In fact, it seems to be evident that no decree which could be made under this bill would afford the complainants relief from the embarrassments under which they suppose themselves to labor. If we should allow this decree to stand, and the respondents should thereupon at once answer, admitting all the allegations of the bill and joining in the prayers thereof, we could do nothing further, so far as I can see, than to make a decree enjoining the respondents as prayed and discharging the receiver. It would hardly be claimed that the court should retain possession of the property indefinitely for the convenience of the complainants. In justice to the complainants, however, it is right to state that they explained at the argument that they hope, before this bill shall be finally heard, to set on foot or prosecute such measures, whether by litigation or otherwise, as will effectually relieve their present difficulties and enable them, without apprehension of further danger, to discontinue this bill.
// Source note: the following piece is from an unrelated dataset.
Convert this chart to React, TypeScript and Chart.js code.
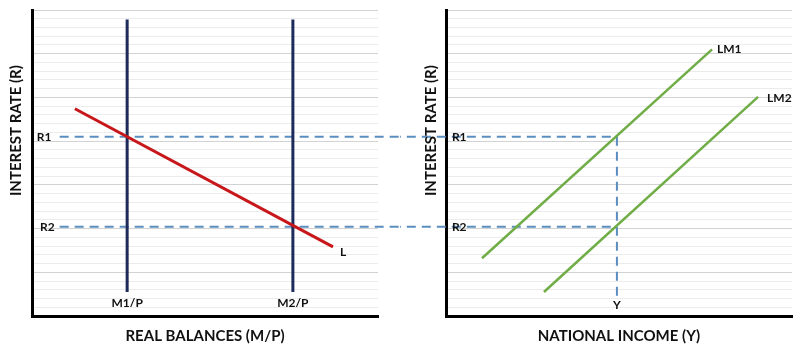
import React, { useEffect, useRef } from "react";
import { Chart, registerables } from "chart.js";

Chart.register(...registerables);

// ---- data ----
const Y_MIN = 0;
const Y_MAX = 35;
const X_MIN = 0;
const X_MAX = 100;

const R_LEVELS = [20.5, 10.2]; // R1, R2
const R_LABELS = ["R1", "R2"];

const MP_X = [27.5, 75.4]; // M1/P, M2/P
const MP_LABELS = ["M1/P", "M2/P"];
const MP_Y_RANGE = [2.75, 33.9];

const L_X = [12.4, 87];
const L_Y = [23.7, 7.9];

const LM1_X = [10.4, 76.9];
const LM1_Y = [6.6, 30.5];
const LM2_X = [28.3, 90.2];
const LM2_Y = [2.75, 25.06];

const Y_STAR = 49.4; // national income Y
const Y_DROP_END = 1.8;

const DASH_LEFT_START = [8, 8];
const DASH_LEFT_END = 115;
const DASH_RIGHT_START = -20;

const Y_TITLE = "INTEREST RATE (R)";
const FONT = "Lato, 'Open Sans', sans-serif";

const labelPlugin = {
  id: "pointLabels",
  afterDatasetsDraw(chart: any, _args: any, opts: any) {
    const { ctx } = chart;
    const x = chart.scales.x;
    const y = chart.scales.y;
    ctx.save();
    ctx.font = `bold 12px ${FONT}`;
    ctx.fillStyle = "#111";
    ctx.textBaseline = "middle";
    for (const l of opts.items || []) {
      ctx.textAlign = l.align;
      ctx.fillText(l.text, x.getPixelForValue(l.x), y.getPixelForValue(l.y));
    }
    // rotated y-axis title
    if (opts.yTitle) {
      ctx.save();
      ctx.translate(opts.yTitle.x, y.getPixelForValue(opts.yTitle.value));
      ctx.rotate(-Math.PI / 2);
      ctx.font = `bold 15px ${FONT}`;
      ctx.textAlign = "center";
      ctx.fillText(opts.yTitle.text, 0, 0);
      ctx.restore();
    }
    ctx.restore();
  },
};

const gridValues: number[] = [];
for (let v = Y_MIN; v <= Y_MAX; v++) gridValues.push(v);

function line(data: { x: number; y: number }[], color: string, width: number, dashed = false, order = 0) {
  return {
    data,
    showLine: true,
    borderColor: color,
    backgroundColor: color,
    borderWidth: width,
    borderDash: dashed ? [9, 6] : [],
    pointRadius: 0,
    pointHoverRadius: 0,
    clip: false as any,
    order,
  };
}

function makeOptions(xTitle: string, pad: any, items: any[], yTitle: any) {
  return {
    responsive: false,
    animation: false as const,
    layout: { padding: pad },
    plugins: {
      legend: { display: false },
      tooltip: { enabled: false },
      pointLabels: { items, yTitle },
    },
    scales: {
      x: {
        type: "linear" as const,
        min: X_MIN,
        max: X_MAX,
        grid: { display: false, drawTicks: false },
        ticks: { display: false },
        border: { display: true, color: "#000", width: 3 },
        title: {
          display: true,
          text: xTitle,
          color: "#111",
          font: { family: FONT, size: 15, weight: "bold" as const },
          padding: { top: 11, bottom: 6 },
        },
      },
      y: {
        type: "linear" as const,
        min: Y_MIN,
        max: Y_MAX,
        afterBuildTicks: (s: any) => {
          s.ticks = gridValues.map((v) => ({ value: v }));
        },
        grid: {
          drawTicks: false,
          color: (c: any) => (c.tick && c.tick.value % 5 === 0 ? "#d2d2d2" : "#ececec"),
          lineWidth: 1,
        },
        ticks: { display: false },
        border: { display: true, color: "#000", width: 3 },
        title: { display: false },
      },
    },
  };
}

function LeftChart() {
  const ref = useRef<HTMLCanvasElement>(null);
  useEffect(() => {
    const datasets = [
      line([{ x: MP_X[0], y: MP_Y_RANGE[0] }, { x: MP_X[0], y: MP_Y_RANGE[1] }], "#1c2b5a", 3, false, 1),
      line([{ x: MP_X[1], y: MP_Y_RANGE[0] }, { x: MP_X[1], y: MP_Y_RANGE[1] }], "#1c2b5a", 3, false, 1),
      line([{ x: L_X[0], y: L_Y[0] }, { x: L_X[1], y: L_Y[1] }], "#c8171b", 3, false, 0),
      line([{ x: DASH_LEFT_START[0], y: R_LEVELS[0] }, { x: DASH_LEFT_END, y: R_LEVELS[0] }], "#5b8ec0", 2, true, 2),
      line([{ x: DASH_LEFT_START[1], y: R_LEVELS[1] }, { x: DASH_LEFT_END, y: R_LEVELS[1] }], "#5b8ec0", 2, true, 2),
    ];
    const items = [
      { text: R_LABELS[0], x: 1.4, y: R_LEVELS[0], align: "left" },
      { text: R_LABELS[1], x: 2.3, y: R_LEVELS[1], align: "left" },
      { text: MP_LABELS[0], x: MP_X[0], y: 1.5, align: "center" },
      { text: MP_LABELS[1], x: MP_X[1], y: 1.5, align: "center" },
      { text: "L", x: L_X[1] + 2, y: L_Y[1] - 0.6, align: "left" },
    ];
    const chart = new Chart(ref.current!, {
      type: "scatter",
      data: { datasets: datasets as any },
      options: makeOptions(
        "REAL BALANCES (M/P)",
        { top: 10, left: 32, right: 22, bottom: 0 },
        items,
        { text: Y_TITLE, x: 16, value: 21.2 }
      ) as any,
      plugins: [labelPlugin as any],
    });
    return () => chart.destroy();
  }, []);
  return <canvas ref={ref} width={400} height={351} style={{ display: "block" }} />;
}

function RightChart() {
  const ref = useRef<HTMLCanvasElement>(null);
  useEffect(() => {
    const datasets = [
      line([{ x: LM1_X[0], y: LM1_Y[0] }, { x: LM1_X[1], y: LM1_Y[1] }], "#70ad47", 2.5, false, 0),
      line([{ x: LM2_X[0], y: LM2_Y[0] }, { x: LM2_X[1], y: LM2_Y[1] }], "#70ad47", 2.5, false, 0),
      line(
        [
          { x: DASH_RIGHT_START, y: R_LEVELS[0] },
          { x: Y_STAR, y: R_LEVELS[0] },
          { x: Y_STAR, y: Y_DROP_END },
        ],
        "#5b8ec0",
        2,
        true,
        2
      ),
      line([{ x: DASH_RIGHT_START, y: R_LEVELS[1] }, { x: Y_STAR, y: R_LEVELS[1] }], "#5b8ec0", 2, true, 2),
    ];
    const items = [
      { text: R_LABELS[0], x: 1.7, y: R_LEVELS[0], align: "left" },
      { text: R_LABELS[1], x: 1.7, y: R_LEVELS[1], align: "left" },
      { text: "Y", x: Y_STAR, y: 1.25, align: "center" },
      { text: "LM1", x: LM1_X[1] + 1.4, y: LM1_Y[1], align: "left" },
      { text: "LM2", x: LM2_X[1] + 2.6, y: LM2_Y[1] - 0.1, align: "left" },
    ];
    const chart = new Chart(ref.current!, {
      type: "scatter",
      data: { datasets: datasets as any },
      options: makeOptions(
        "NATIONAL INCOME (Y)",
        { top: 10, left: 46, right: 8, bottom: 0 },
        items,
        { text: Y_TITLE, x: 31, value: 21.2 }
      ) as any,
      plugins: [labelPlugin as any],
    });
    return () => chart.destroy();
  }, []);
  return <canvas ref={ref} width={400} height={351} style={{ display: "block" }} />;
}

export default function App() {
  return (
    <div
      style={{
        position: "fixed",
        top: 0,
        left: 0,
        width: 800,
        height: 351,
        display: "flex",
        background: "#fff",
      }}
    >
      <LeftChart />
      <RightChart />
    </div>
  );
}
The evidence, moreover, is by no means clear that the respondents are doing any injury to the company property. The respondents claim that the personal property of the company being in the hands of a custodian, and the company being, upon proceedings in this court, enjoined from contracting any debt, and by consequence prevented from doing any business, the president of the company has been able to make an agreement with some persons of substance by which he continues the business, keeps the property in good order, and keeps the rates of insurance at the lowest point, retains the operatives in employment at the mills, and pays the profit of the business, if any there be, to the use of the stockholders, without involving them in liability for any losses which may be made. The affidavit of William Sprague to this effect is not contradicted, save by the general allegations of misconduct contained in the bill. If we should retain the receiver in office, and advise him to the best of our ability as to the management of the mills, I could not venture to hope that the condition of the property would be more favorable to the complainants.
I am of opinion, therefore, that the decree should be vacated.